Friday, 2 December 2011

Books featuring industrial unrest

The large public sector strike in the UK on Wednesday got me thinking of depictions of industrial unrest in literature so here’s my top 5 strike related (fiction) books, to be honest when I say top 5 I couldn’t actually think of too many more although I suspect there must be many:

1. In Dubious Battle – John Steinbeck. Fruit workers strike in California valley and the Communist's attempts to organise and lead it.
2. Germinal - Emile Zola. Coalminers strike in northern France in the 1860’s.
3. GB84 – Dave Pearce – about the year long UK miners strike 1984-85.
4. Last Exit to Brooklyn – Hubert Selby jr.

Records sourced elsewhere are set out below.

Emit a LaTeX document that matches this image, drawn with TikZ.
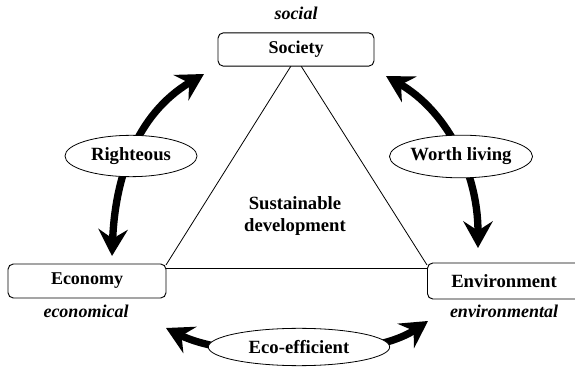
\documentclass[tikz,border=0pt]{standalone}
\usepackage{fontspec}
\newfontfamily\labelfont{Liberation Serif}
\usetikzlibrary{arrows.meta,shapes.geometric}
\tikzset{
  pillar/.style={draw, rounded corners=4pt, line width=0.7pt, fill=white,
    font=\labelfont\fontsize{13.5}{16}\selectfont\bfseries, inner sep=0pt},
  aspect/.style={font=\labelfont\fontsize{13.5}{16}\selectfont\bfseries\itshape},
  quality/.style={draw, ellipse, line width=0.6pt, fill=white, inner sep=0pt,
    font=\labelfont\fontsize{14}{16}\selectfont\bfseries},
  bigtip/.tip={Stealth[length=20pt,width=22pt,inset=7pt]},
  link/.style={line width=5.5pt, bigtip-bigtip},
  edge/.style={line width=0.6pt},
}
\begin{document}
\begin{tikzpicture}[x=0.75pt,y=-0.75pt]
  \useasboundingbox (0,0) rectangle (575,370);
  \clip (0,0) rectangle (575,370);

  % triangle of the three pillars
  \coordinate (apex) at (296,58);
  \coordinate (left) at (166,265);
  \coordinate (right) at (427,265);
  \coordinate (baseL) at (166,268);
  \coordinate (baseR) at (427,268);
  \draw[edge] (left) -- (apex) -- (right);
  \draw[edge] (baseL) -- (baseR);

  % pillars
  \node[pillar, minimum width=117pt, minimum height=25pt] (soc) at (296,49.5) {Society};
  \node[pillar, minimum width=118.5pt, minimum height=25.5pt] (eco) at (87,281) {Economy};
  \node[pillar, minimum width=120pt, minimum height=27pt, anchor=west] (env) at (427,281) {};
  \node[font=\labelfont\fontsize{14}{16}\selectfont\bfseries] (envt) at (504,281) {Environment};

  \node[aspect] (socl) at (296,13) {social};
  \node[aspect] (ecol) at (86,311) {economical};
  \node[aspect] (envl) at (504,311) {environmental};

  \node[font=\labelfont\fontsize{14}{17}\selectfont\bfseries, align=center] (sd) at (295,216)
    {Sustainable\\development};

  % tips of the double arrows
  \coordinate (rT) at (204,74);
  \coordinate (rB) at (112,256);
  \coordinate (wT) at (386,76);
  \coordinate (wB) at (478,248);
  \coordinate (eL) at (166,328);
  \coordinate (eR) at (428,321);

  \draw[link] (rB) .. controls (115,180) and (135,115) .. (rT);
  \draw[link] (wT) .. controls (445,110) and (478,170) .. (wB);
  \draw[link] (eL) .. controls (230,360) and (370,360) .. (eR);

  % relations between pillars
  \node[quality, minimum width=99pt, minimum height=31pt] (rig) at (131,156) {Righteous};
  \node[quality, minimum width=99pt, minimum height=32pt] (wor) at (461,156.5) {Worth living};
  \node[quality, minimum width=136pt, minimum height=28pt] (eff) at (299,347) {Eco-efficient};
\end{tikzpicture}
\end{document}
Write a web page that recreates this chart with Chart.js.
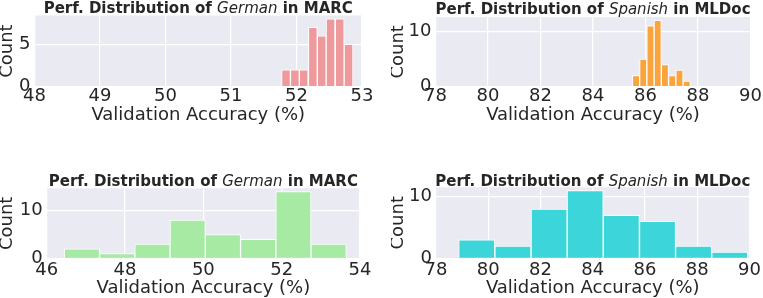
<!DOCTYPE html>
<html><head><meta charset="utf-8">
<script src="https://cdn.jsdelivr.net/npm/chart.js@4.4.1/dist/chart.umd.min.js"></script>
<style>
html,body{margin:0;padding:0;background:#fff;width:763px;height:298px;overflow:hidden;position:relative}
canvas{position:absolute}
</style></head><body>
<canvas id="cA" width="381" height="130" style="left:0px;top:0px"></canvas>
<canvas id="cB" width="392" height="130" style="left:391px;top:0px"></canvas>
<canvas id="cC" width="381" height="148" style="left:0px;top:150px"></canvas>
<canvas id="cD" width="392" height="148" style="left:391px;top:150px"></canvas>
<script>
// ---- data ----
const germanTopEdges = [51.77, 51.91, 52.04, 52.18, 52.32, 52.45, 52.59, 52.73, 52.86];
const germanTopCounts = [2, 2, 2, 7, 6, 8, 8, 5];
const spanishTopEdges = [85.50, 85.78, 86.05, 86.33, 86.60, 86.88, 87.16, 87.43, 87.71];
const spanishTopCounts = [2, 5, 11, 12, 4, 2, 3, 1];
const germanBottomEdges = [46.45, 47.35, 48.25, 49.15, 50.05, 50.95, 51.85, 52.75, 53.65];
const germanBottomCounts = [2, 1, 3, 8, 5, 4, 14, 3];
const spanishBottomEdges = [78.87, 80.25, 81.64, 83.02, 84.40, 85.79, 87.17, 88.55, 89.94];
const spanishBottomCounts = [3, 2, 8, 11, 7, 6, 2, 1];

const xTicksGermanTop = [48, 49, 50, 51, 52, 53];
const xTicksGermanBottom = [46, 48, 50, 52, 54];
const xTicksSpanish = [78, 80, 82, 84, 86, 88, 90];
const yTicksGermanTop = [0, 5];
const yTicksTen = [0, 10];

const titleGerman = [['Perf. Distribution of ', 'bold'], ['German', 'italic'], [' in MARC', 'bold']];
const titleSpanish = [['Perf. Distribution of ', 'bold'], ['Spanish', 'italic'], [' in MLDoc', 'bold']];
const xAxisTitle = 'Validation Accuracy (%)';
const yAxisTitle = 'Count';

// ---- styling / layout ----
const FONT = "'DejaVu Sans', sans-serif";
const TEXT = '#262626';
const BG = '#EAEAF2';

const panels = [
  {id:'cA', edges:germanTopEdges, counts:germanTopCounts, xMin:48, xMax:53, xTicks:xTicksGermanTop, yMax:8.4, yTicks:yTicksGermanTop,
   color:'rgb(238,154,156)', title:titleGerman, yW:34.5, padR:19, padT:15.5, xH:43.3, xTickPad:1.1, xTitlePad:5.7, titleY:13},
  {id:'cB', edges:spanishTopEdges, counts:spanishTopCounts, xMin:78, xMax:90, xTicks:xTicksSpanish, yMax:12.6, yTicks:yTicksTen,
   color:'rgb(249,164,62)', title:titleSpanish, yW:44.5, padR:32.5, padT:17, xH:43.3, xTickPad:1.1, xTitlePad:5.7, titleY:13.5},
  {id:'cC', edges:germanBottomEdges, counts:germanBottomCounts, xMin:46, xMax:54, xTicks:xTicksGermanBottom, yMax:14.7, yTicks:yTicksTen,
   color:'rgb(166,234,164)', title:titleGerman, yW:46.7, padR:21, padT:38.3, xH:39.7, xTickPad:3.2, xTitlePad:0.2, titleY:36},
  {id:'cD', edges:spanishBottomEdges, counts:spanishBottomCounts, xMin:78, xMax:90, xTicks:xTicksSpanish, yMax:11.55, yTicks:yTicksTen,
   color:'rgb(60,213,217)', title:titleSpanish, yW:45, padR:33.5, padT:37.2, xH:39.7, xTickPad:3.2, xTitlePad:0.2, titleY:36}
];

const panelDecor = {
  id: 'panelDecor',
  beforeDraw(chart, args, opts) {
    const {ctx, chartArea: a} = chart;
    ctx.save();
    ctx.fillStyle = BG;
    ctx.fillRect(a.left, a.top, a.right - a.left, a.bottom - a.top);
    ctx.restore();
  },
  afterDraw(chart, args, opts) {
    const {ctx, chartArea: a} = chart;
    const parts = opts.parts || [];
    const fontFor = s => (s === 'bold' ? '700 15px ' : 'italic 400 15px ') + FONT;
    ctx.save();
    ctx.fillStyle = TEXT;
    ctx.textBaseline = 'alphabetic';
    ctx.textAlign = 'left';
    let total = 0;
    parts.forEach(p => { ctx.font = fontFor(p[1]); total += ctx.measureText(p[0]).width; });
    let x = (a.left + a.right) / 2 - total / 2;
    parts.forEach(p => { ctx.font = fontFor(p[1]); ctx.fillText(p[0], x, opts.titleY); x += ctx.measureText(p[0]).width; });
    ctx.restore();
  }
};

panels.forEach(p => {
  const points = p.counts.map((c, i) => ({x: (p.edges[i] + p.edges[i + 1]) / 2, y: c}));
  new Chart(document.getElementById(p.id), {
    type: 'bar',
    data: {datasets: [{data: points, backgroundColor: p.color, borderColor: '#ffffff', borderWidth: 1,
      categoryPercentage: 1, barPercentage: 1}]},
    plugins: [panelDecor],
    options: {
      responsive: false, animation: false,
      layout: {padding: {left: 0, right: p.padR, top: p.padT, bottom: 0}},
      plugins: {legend: {display: false}, tooltip: {enabled: false}, title: {display: false},
        panelDecor: {parts: p.title, titleY: p.titleY}},
      scales: {
        x: {type: 'linear', min: p.xMin, max: p.xMax, offset: false,
          afterBuildTicks: s => { s.ticks = p.xTicks.map(v => ({value: v})); },
          afterFit: s => { s.height = p.xH; },
          grid: {color: '#ffffff', lineWidth: 1.2, drawTicks: false, offset: false},
          border: {display: false},
          ticks: {font: {family: FONT, size: 18, lineHeight: 1}, color: TEXT, padding: p.xTickPad,
            maxRotation: 0, minRotation: 0, autoSkip: false, callback: v => String(v)},
          title: {display: true, text: xAxisTitle, color: TEXT, font: {family: FONT, size: 18, lineHeight: 1},
            padding: {top: 0, bottom: p.xTitlePad}}
        },
        y: {type: 'linear', min: 0, max: p.yMax,
          afterBuildTicks: s => { s.ticks = p.yTicks.map(v => ({value: v})); },
          afterFit: s => { s.width = p.yW; },
          grid: {color: '#ffffff', lineWidth: 1.2, drawTicks: false},
          border: {display: false},
          ticks: {font: {family: FONT, size: 18, lineHeight: 1}, color: TEXT, padding: 4, callback: v => String(v)},
          title: {display: true, text: yAxisTitle, color: TEXT, font: {family: FONT, size: 18, lineHeight: 0.8},
            padding: {top: 0.3, bottom: 0}}
        }
      }
    }
  });
});
</script>
</body></html>
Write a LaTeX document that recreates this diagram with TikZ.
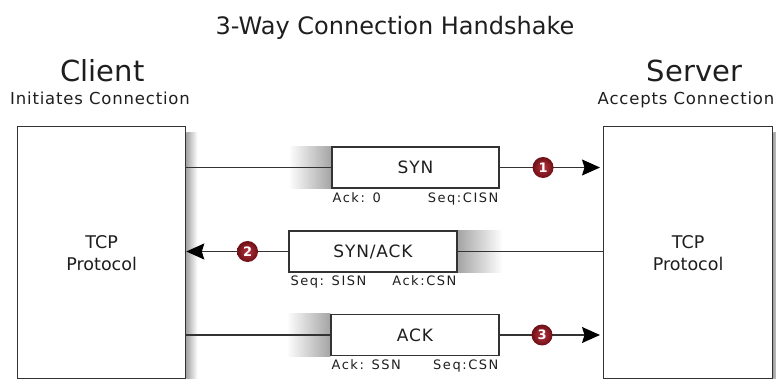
\documentclass[tikz,border=0pt]{standalone}
\usepackage{fontspec}
\setmainfont{DejaVu Sans}
\newfontfamily\medsp[LetterSpace=5]{DejaVu Sans}
\newfontfamily\widesp[LetterSpace=12]{DejaVu Sans}
\usetikzlibrary{arrows.meta,backgrounds}
\definecolor{ink}{HTML}{1E1E1E}
\definecolor{edge}{HTML}{333333}
\definecolor{shadowgray}{HTML}{A4A4A4}
\definecolor{badgered}{HTML}{6E0F16}
\definecolor{badgelight}{HTML}{B8343F}
\tikzset{
  bigbox/.style={draw=edge, fill=white, line width=1.3pt, minimum width=168pt, minimum height=252pt, anchor=north west, align=center, text=ink, font=\fontsize{17.5}{22}\selectfont, inner sep=0pt},
  msgbox/.style={draw=edge, fill=white, line width=1.3pt, minimum height=41pt, text=ink, font=\medsp\fontsize{17}{20}\selectfont, inner sep=0pt},
  lbl/.style={text=ink, font=\widesp\fontsize{13}{15}\selectfont, inner sep=0pt},
  conn/.style={draw=edge, line width=1.2pt},
  arr/.style={-{Stealth[length=18pt,width=16pt,inset=2.5pt,color=black]}},
  badgeball/.style={inner color=badgelight, outer color=badgered},
  badgetxt/.style={inner sep=0pt, text=white, font=\bfseries\fontsize{13}{14}\selectfont},
  lshade/.style={left color=white, right color=shadowgray},
  rshade/.style={left color=shadowgray, right color=white},
}
\begin{document}
\begin{tikzpicture}[x=1pt,y=-1pt]
\useasboundingbox (0,0) rectangle (776,379);
% titles
\node[anchor=base, text=ink, font=\fontsize{24}{28}\selectfont] (title) at (395,35) {3-Way Connection Handshake};
\node[anchor=base, text=ink, font=\fontsize{29}{32}\selectfont] (client) at (102.5,82) {Client};
\node[anchor=base, text=ink, font=\medsp\fontsize{16.5}{20}\selectfont] (clientsub) at (100,105) {Initiates Connection};
\node[anchor=base, text=ink, font=\fontsize{29}{32}\selectfont] (server) at (694.5,82) {Server};
\node[anchor=base, text=ink, font=\medsp\fontsize{16.5}{20}\selectfont] (serversub) at (686,105) {Accepts Connection};
% big boxes
\node[bigbox] (cbox) at (17,126) {TCP\\Protocol};
\node[bigbox, minimum width=169pt] (sbox) at (603,126) {TCP\\Protocol};
% message boxes
\node[msgbox, minimum width=167pt] (syn) at (415.5,167.5) {SYN};
\node[msgbox, minimum width=168pt] (synack) at (373,251.5) {SYN/ACK};
\node[msgbox, minimum width=168pt] (ack) at (415,335) {ACK};
% labels under message boxes
\node[lbl, anchor=base west] (l1a) at ([shift={(1,14)}]syn.south west) {Ack: 0};
\node[lbl, anchor=base east] (l1b) at ([shift={(-1,14)}]syn.south east) {Seq:CISN};
\node[lbl, anchor=base west] (l2a) at ([shift={(2,13)}]synack.south west) {Seq: SISN};
\node[lbl, anchor=base east] (l2b) at ([shift={(-1,13)}]synack.south east) {Ack:CSN};
\node[lbl, anchor=base west] (l3a) at ([shift={(1,13)}]ack.south west) {Ack: SSN};
\node[lbl, anchor=base east] (l3b) at ([shift={(-1,13)}]ack.south east) {Seq:CSN};
\begin{pgfonlayer}{background}
% shadows
\shade[lshade] ([xshift=-43pt]syn.north west) rectangle (syn.south west);
\shade[rshade] (synack.north east) rectangle ([xshift=45pt]synack.south east);
\shade[lshade] ([xshift=-44pt]ack.north west) rectangle (ack.south west);
\shade[rshade] ([yshift=-7pt]cbox.north east) rectangle ([xshift=11pt]cbox.south east);
\shade[rshade] ([yshift=-7pt]sbox.north east) rectangle ([xshift=8pt]sbox.south east);
% connectors
\draw[conn] (cbox.east |- syn.west) -- (syn.west);
\draw[conn, arr, shorten >=3pt] (syn.east) -- coordinate[pos=0.42] (b1) (sbox.west |- syn.east);
\draw[conn] (sbox.west |- synack.east) -- (synack.east);
\draw[conn, arr] (synack.west) -- coordinate[pos=0.40] (b2) (cbox.east |- synack.west);
\draw[conn] (cbox.east |- ack.west) -- (ack.west);
\draw[conn, arr, shorten >=3pt] (ack.east) -- coordinate[pos=0.41] (b3) (sbox.west |- ack.east);
\end{pgfonlayer}
% badges
\shade[badgeball] (b1) circle[radius=10.5pt];
\shade[badgeball] (b2) circle[radius=10.5pt];
\shade[badgeball] (b3) circle[radius=10.5pt];
\node[badgetxt] (n1) at (b1) {1};
\node[badgetxt] (n2) at (b2) {2};
\node[badgetxt] (n3) at (b3) {3};
\end{tikzpicture}
\end{document}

Set in the 1950’s Brooklyn, the book became a cult classic because of its harsh, uncompromising look at lower class Brooklyn life in the 1950s. It is divided into 6 parts one of which is Strike about Harry, a machinist in a factory who becomes an official in the union. A closeted homosexual, he abuses his wife and gets in fights to convince himself that he is a man. He gains a temporary status and importance during the strike, and uses the union's money to entertain the local toughs and buy the company of drag queens.
5. Brideshead Revisited – EM Forster. Charles Ryder returns from France to volunteer his services during (breaking) the 1926 General Strike, delivering milk in London’s East End.